NOTE: We skip subclassing our own QueryEngine abstractions. This is a big TODO to make it more easily sub-classable!

from llama_index.retrievers import BaseRetriever
from llama_index.llms.llm import LLM
from dataclasses import dataclass
from typing import Optional, List


@dataclass
class Response:
    response: str
    source_nodes: Optional[List] = None

    def __str__(self):
        return self.response


class MyQueryEngine:
    """My query engine.

    Uses the tree summarize response synthesis module by default.

    """

    def __init__(
        self,
        retriever: BaseRetriever,
        qa_prompt: PromptTemplate,
        llm: LLM,
        num_children=10,
    ) -> None:
        self._retriever = retriever
        self._qa_prompt = qa_prompt
        self._llm = llm
        self._num_children = num_children

    def query(self, query_str: str):
        retrieved_nodes = self._retriever.retrieve(query_str)
        response_txt, _ = generate_response_hs(
            retrieved_nodes,
            query_str,
            self._qa_prompt,
            self._llm,
            num_children=self._num_children,
        )
        response = Response(response_txt, source_nodes=retrieved_nodes)
        return response

    async def aquery(self, query_str: str):
        retrieved_nodes = await self._retriever.aretrieve(query_str)
        response_txt, _ = await agenerate_response_hs(
            retrieved_nodes,
            query_str,
            self._qa_prompt,
            self._llm,
            num_children=self._num_children,
        )
        response = Response(response_txt, source_nodes=retrieved_nodes)
        return response
query_engine = MyQueryEngine(retriever, qa_prompt, llm, num_children=10)
response = query_engine.query(query_str)
print(str(response))
The results from RLHF using both model-based and human-based evaluation showed that larger models generally obtained higher performance for a similar volume of data.
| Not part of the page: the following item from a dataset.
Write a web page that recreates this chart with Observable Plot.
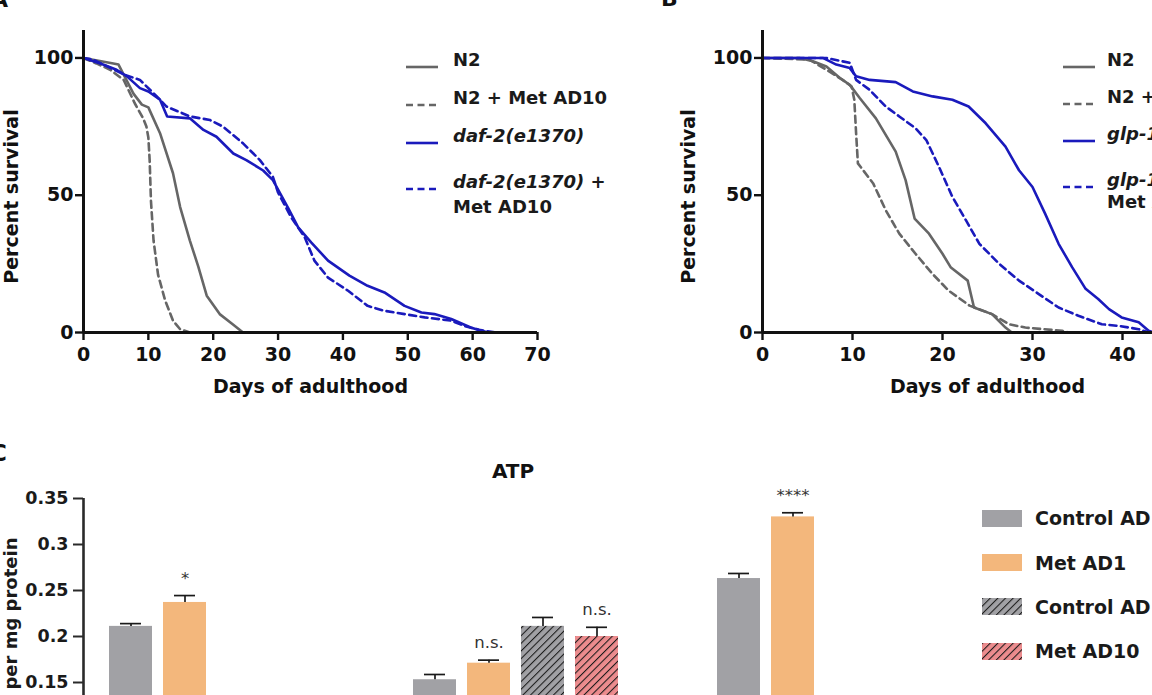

The accuracy on more distinct responses was higher than on similar pairs, indicating that learning to model human preferences becomes challenging when deciding between two similar model responses. Additionally, the largest Llama 2-Chat model was found to be competitive with ChatGPT, with a win rate of 36% and a tie rate of 31.5% relative to ChatGPT. Llama 2-Chat 70B model was also found to outperform PaLM-bison chat model by a large percentage on the prompt set. Inter-Rater Reliability (IRR) was measured using Gwet’s AC1/2 statistic, with scores varying between 0.37 and 0.55 depending on the specific model comparison.
response = await query_engine.aquery(query_str)
print(str(response))
The results from RLHF using both model-based and human-based evaluation showed that larger models generally obtained higher performance for a similar volume of data. The accuracy on more distinct responses was higher than on similar pairs, indicating that learning to model human preferences becomes challenging when deciding between two similar model responses. Additionally, the largest Llama 2-Chat model was found to be competitive with ChatGPT, with a win rate of 36% and a tie rate of 31.5%. Human evaluations were conducted using a 7-point Likert scale helpfulness task, with Gwet’s AC2 score varying between 0.37 and 0.55 depending on the specific model comparison.